-- Start --

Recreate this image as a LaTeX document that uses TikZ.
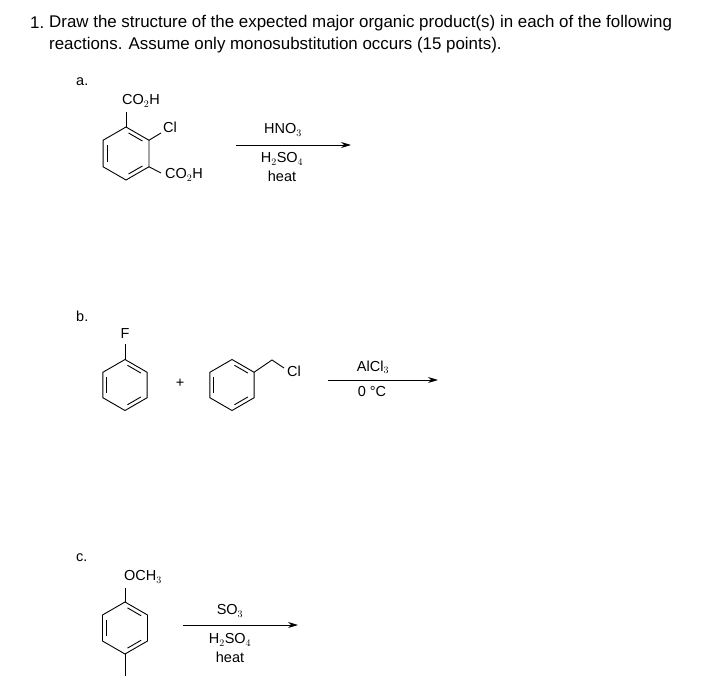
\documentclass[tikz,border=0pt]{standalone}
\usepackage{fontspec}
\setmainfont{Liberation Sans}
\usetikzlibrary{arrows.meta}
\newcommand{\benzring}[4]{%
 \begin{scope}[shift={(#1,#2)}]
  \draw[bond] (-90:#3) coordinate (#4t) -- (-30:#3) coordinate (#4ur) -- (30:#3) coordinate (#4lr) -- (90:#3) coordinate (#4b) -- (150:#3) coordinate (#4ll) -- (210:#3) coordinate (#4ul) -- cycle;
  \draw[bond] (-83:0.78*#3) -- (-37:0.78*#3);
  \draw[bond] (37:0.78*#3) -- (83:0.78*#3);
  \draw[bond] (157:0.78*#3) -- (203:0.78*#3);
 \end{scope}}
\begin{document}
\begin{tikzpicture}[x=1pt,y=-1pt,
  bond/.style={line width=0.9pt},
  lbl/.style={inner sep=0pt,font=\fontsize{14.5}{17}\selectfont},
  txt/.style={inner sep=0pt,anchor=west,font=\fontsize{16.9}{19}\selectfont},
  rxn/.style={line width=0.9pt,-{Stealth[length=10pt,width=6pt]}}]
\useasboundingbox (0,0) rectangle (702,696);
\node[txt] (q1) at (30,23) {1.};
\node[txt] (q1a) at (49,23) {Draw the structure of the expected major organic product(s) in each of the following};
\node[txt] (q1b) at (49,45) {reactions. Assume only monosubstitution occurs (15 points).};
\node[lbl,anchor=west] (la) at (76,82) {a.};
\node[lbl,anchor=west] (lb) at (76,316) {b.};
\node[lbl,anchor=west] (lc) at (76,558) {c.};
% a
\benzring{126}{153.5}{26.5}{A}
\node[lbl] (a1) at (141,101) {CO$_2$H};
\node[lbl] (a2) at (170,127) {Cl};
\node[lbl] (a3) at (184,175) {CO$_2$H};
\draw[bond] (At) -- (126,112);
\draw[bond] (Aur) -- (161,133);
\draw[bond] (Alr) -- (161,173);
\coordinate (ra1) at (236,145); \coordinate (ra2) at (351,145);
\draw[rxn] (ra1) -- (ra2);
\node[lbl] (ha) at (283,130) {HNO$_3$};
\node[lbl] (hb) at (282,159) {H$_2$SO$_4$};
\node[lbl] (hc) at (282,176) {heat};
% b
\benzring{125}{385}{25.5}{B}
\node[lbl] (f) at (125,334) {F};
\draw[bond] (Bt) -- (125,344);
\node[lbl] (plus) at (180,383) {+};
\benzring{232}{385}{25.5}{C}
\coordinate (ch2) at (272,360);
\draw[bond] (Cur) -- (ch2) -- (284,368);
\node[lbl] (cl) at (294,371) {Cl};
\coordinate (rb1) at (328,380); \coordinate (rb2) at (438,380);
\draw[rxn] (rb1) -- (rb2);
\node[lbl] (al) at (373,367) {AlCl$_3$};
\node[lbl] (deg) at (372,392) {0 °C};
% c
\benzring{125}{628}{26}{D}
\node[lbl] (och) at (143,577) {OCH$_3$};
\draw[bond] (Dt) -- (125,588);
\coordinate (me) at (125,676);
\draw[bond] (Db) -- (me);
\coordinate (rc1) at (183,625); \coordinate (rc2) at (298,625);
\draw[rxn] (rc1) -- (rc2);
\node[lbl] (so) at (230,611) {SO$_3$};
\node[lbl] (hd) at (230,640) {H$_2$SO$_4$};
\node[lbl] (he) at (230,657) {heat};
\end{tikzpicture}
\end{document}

-- End --

Give an exact reproduction of every line, leaving out any picture.

#### Finished answer
Recreate this image as a LaTeX document that uses TikZ.
\documentclass[tikz,border=0pt]{standalone}
\usepackage{fontspec}
\setmainfont{Liberation Sans}
\usetikzlibrary{arrows.meta}
\newcommand{\benzring}[4]{%
 \begin{scope}[shift={(#1,#2)}]
  \draw[bond] (-90:#3) coordinate (#4t) -- (-30:#3) coordinate (#4ur) -- (30:#3) coordinate (#4lr) -- (90:#3) coordinate (#4b) -- (150:#3) coordinate (#4ll) -- (210:#3) coordinate (#4ul) -- cycle;
  \draw[bond] (-83:0.78*#3) -- (-37:0.78*#3);
  \draw[bond] (37:0.78*#3) -- (83:0.78*#3);
  \draw[bond] (157:0.78*#3) -- (203:0.78*#3);
 \end{scope}}
\begin{document}
\begin{tikzpicture}[x=1pt,y=-1pt,
  bond/.style={line width=0.9pt},
  lbl/.style={inner sep=0pt,font=\fontsize{14.5}{17}\selectfont},
  txt/.style={inner sep=0pt,anchor=west,font=\fontsize{16.9}{19}\selectfont},
  rxn/.style={line width=0.9pt,-{Stealth[length=10pt,width=6pt]}}]
\useasboundingbox (0,0) rectangle (702,696);
\node[txt] (q1) at (30,23) {1.};
\node[txt] (q1a) at (49,23) {Draw the structure of the expected major organic product(s) in each of the following};
\node[txt] (q1b) at (49,45) {reactions. Assume only monosubstitution occurs (15 points).};
\node[lbl,anchor=west] (la) at (76,82) {a.};
\node[lbl,anchor=west] (lb) at (76,316) {b.};
\node[lbl,anchor=west] (lc) at (76,558) {c.};
% a
\benzring{126}{153.5}{26.5}{A}
\node[lbl] (a1) at (141,101) {CO$_2$H};
\node[lbl] (a2) at (170,127) {Cl};
\node[lbl] (a3) at (184,175) {CO$_2$H};
\draw[bond] (At) -- (126,112);
\draw[bond] (Aur) -- (161,133);
\draw[bond] (Alr) -- (161,173);
\coordinate (ra1) at (236,145); \coordinate (ra2) at (351,145);
\draw[rxn] (ra1) -- (ra2);
\node[lbl] (ha) at (283,130) {HNO$_3$};
\node[lbl] (hb) at (282,159) {H$_2$SO$_4$};
\node[lbl] (hc) at (282,176) {heat};
% b
\benzring{125}{385}{25.5}{B}
\node[lbl] (f) at (125,334) {F};
\draw[bond] (Bt) -- (125,344);
\node[lbl] (plus) at (180,383) {+};
\benzring{232}{385}{25.5}{C}
\coordinate (ch2) at (272,360);
\draw[bond] (Cur) -- (ch2) -- (284,368);
\node[lbl] (cl) at (294,371) {Cl};
\coordinate (rb1) at (328,380); \coordinate (rb2) at (438,380);
\draw[rxn] (rb1) -- (rb2);
\node[lbl] (al) at (373,367) {AlCl$_3$};
\node[lbl] (deg) at (372,392) {0 °C};
% c
\benzring{125}{628}{26}{D}
\node[lbl] (och) at (143,577) {OCH$_3$};
\draw[bond] (Dt) -- (125,588);
\coordinate (me) at (125,676);
\draw[bond] (Db) -- (me);
\coordinate (rc1) at (183,625); \coordinate (rc2) at (298,625);
\draw[rxn] (rc1) -- (rc2);
\node[lbl] (so) at (230,611) {SO$_3$};
\node[lbl] (hd) at (230,640) {H$_2$SO$_4$};
\node[lbl] (he) at (230,657) {heat};
\end{tikzpicture}
\end{document}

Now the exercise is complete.